[Stated problem]: Drop the pictures, then extract the listing word for word.

[Data extract]:
-------------------------
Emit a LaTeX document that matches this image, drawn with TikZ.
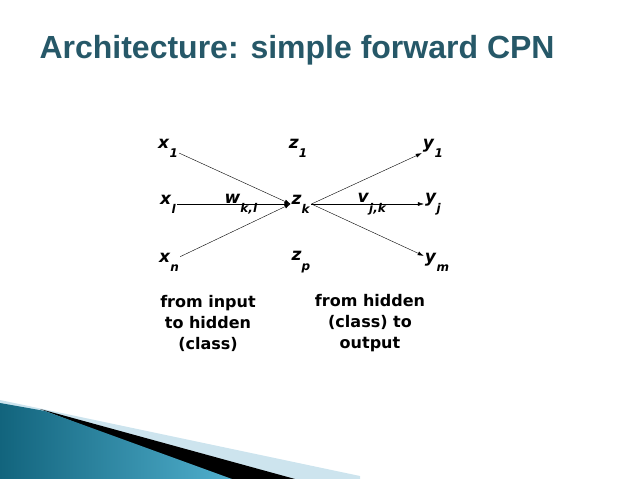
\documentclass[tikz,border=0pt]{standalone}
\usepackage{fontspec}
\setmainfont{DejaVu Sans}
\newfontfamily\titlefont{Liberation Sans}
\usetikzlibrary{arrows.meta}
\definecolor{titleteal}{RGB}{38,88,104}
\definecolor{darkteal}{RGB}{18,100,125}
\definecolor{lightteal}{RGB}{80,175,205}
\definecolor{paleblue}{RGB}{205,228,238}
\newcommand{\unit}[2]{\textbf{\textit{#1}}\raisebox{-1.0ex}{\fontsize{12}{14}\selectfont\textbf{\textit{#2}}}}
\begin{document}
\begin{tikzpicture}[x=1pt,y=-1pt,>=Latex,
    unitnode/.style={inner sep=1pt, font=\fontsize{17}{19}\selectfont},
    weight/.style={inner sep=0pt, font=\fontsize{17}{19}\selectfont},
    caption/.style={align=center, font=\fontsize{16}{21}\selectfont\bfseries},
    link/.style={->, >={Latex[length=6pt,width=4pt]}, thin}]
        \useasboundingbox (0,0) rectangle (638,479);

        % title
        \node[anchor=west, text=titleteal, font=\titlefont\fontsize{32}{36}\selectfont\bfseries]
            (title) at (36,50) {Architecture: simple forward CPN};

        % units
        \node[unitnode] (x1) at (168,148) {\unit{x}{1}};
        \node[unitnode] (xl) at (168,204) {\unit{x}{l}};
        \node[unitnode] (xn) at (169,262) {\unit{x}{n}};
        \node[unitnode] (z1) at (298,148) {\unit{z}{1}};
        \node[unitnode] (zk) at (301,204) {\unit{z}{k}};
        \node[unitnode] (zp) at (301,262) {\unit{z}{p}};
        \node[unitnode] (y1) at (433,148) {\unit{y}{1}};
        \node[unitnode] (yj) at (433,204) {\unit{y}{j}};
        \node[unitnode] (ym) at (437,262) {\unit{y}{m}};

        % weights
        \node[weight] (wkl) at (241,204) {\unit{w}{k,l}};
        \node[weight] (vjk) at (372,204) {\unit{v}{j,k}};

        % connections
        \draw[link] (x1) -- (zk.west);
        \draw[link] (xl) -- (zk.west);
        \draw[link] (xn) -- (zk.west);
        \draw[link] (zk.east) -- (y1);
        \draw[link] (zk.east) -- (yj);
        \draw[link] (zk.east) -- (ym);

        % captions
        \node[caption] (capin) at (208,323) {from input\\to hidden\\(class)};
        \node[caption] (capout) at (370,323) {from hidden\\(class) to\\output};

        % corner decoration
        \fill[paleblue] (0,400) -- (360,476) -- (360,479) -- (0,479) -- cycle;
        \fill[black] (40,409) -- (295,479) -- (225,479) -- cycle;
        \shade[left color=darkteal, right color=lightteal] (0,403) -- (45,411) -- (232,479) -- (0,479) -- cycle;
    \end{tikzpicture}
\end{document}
-------------------------
[Task output]:
Emit a LaTeX document that matches this image, drawn with TikZ.
\documentclass[tikz,border=0pt]{standalone}
\usepackage{fontspec}
\setmainfont{DejaVu Sans}
\newfontfamily\titlefont{Liberation Sans}
\usetikzlibrary{arrows.meta}
\definecolor{titleteal}{RGB}{38,88,104}
\definecolor{darkteal}{RGB}{18,100,125}
\definecolor{lightteal}{RGB}{80,175,205}
\definecolor{paleblue}{RGB}{205,228,238}
\newcommand{\unit}[2]{\textbf{\textit{#1}}\raisebox{-1.0ex}{\fontsize{12}{14}\selectfont\textbf{\textit{#2}}}}
\begin{document}
\begin{tikzpicture}[x=1pt,y=-1pt,>=Latex,
    unitnode/.style={inner sep=1pt, font=\fontsize{17}{19}\selectfont},
    weight/.style={inner sep=0pt, font=\fontsize{17}{19}\selectfont},
    caption/.style={align=center, font=\fontsize{16}{21}\selectfont\bfseries},
    link/.style={->, >={Latex[length=6pt,width=4pt]}, thin}]
        \useasboundingbox (0,0) rectangle (638,479);

        % title
        \node[anchor=west, text=titleteal, font=\titlefont\fontsize{32}{36}\selectfont\bfseries]
            (title) at (36,50) {Architecture: simple forward CPN};

        % units
        \node[unitnode] (x1) at (168,148) {\unit{x}{1}};
        \node[unitnode] (xl) at (168,204) {\unit{x}{l}};
        \node[unitnode] (xn) at (169,262) {\unit{x}{n}};
        \node[unitnode] (z1) at (298,148) {\unit{z}{1}};
        \node[unitnode] (zk) at (301,204) {\unit{z}{k}};
        \node[unitnode] (zp) at (301,262) {\unit{z}{p}};
        \node[unitnode] (y1) at (433,148) {\unit{y}{1}};
        \node[unitnode] (yj) at (433,204) {\unit{y}{j}};
        \node[unitnode] (ym) at (437,262) {\unit{y}{m}};

        % weights
        \node[weight] (wkl) at (241,204) {\unit{w}{k,l}};
        \node[weight] (vjk) at (372,204) {\unit{v}{j,k}};

        % connections
        \draw[link] (x1) -- (zk.west);
        \draw[link] (xl) -- (zk.west);
        \draw[link] (xn) -- (zk.west);
        \draw[link] (zk.east) -- (y1);
        \draw[link] (zk.east) -- (yj);
        \draw[link] (zk.east) -- (ym);

        % captions
        \node[caption] (capin) at (208,323) {from input\\to hidden\\(class)};
        \node[caption] (capout) at (370,323) {from hidden\\(class) to\\output};

        % corner decoration
        \fill[paleblue] (0,400) -- (360,476) -- (360,479) -- (0,479) -- cycle;
        \fill[black] (40,409) -- (295,479) -- (225,479) -- cycle;
        \shade[left color=darkteal, right color=lightteal] (0,403) -- (45,411) -- (232,479) -- (0,479) -- cycle;
    \end{tikzpicture}
\end{document}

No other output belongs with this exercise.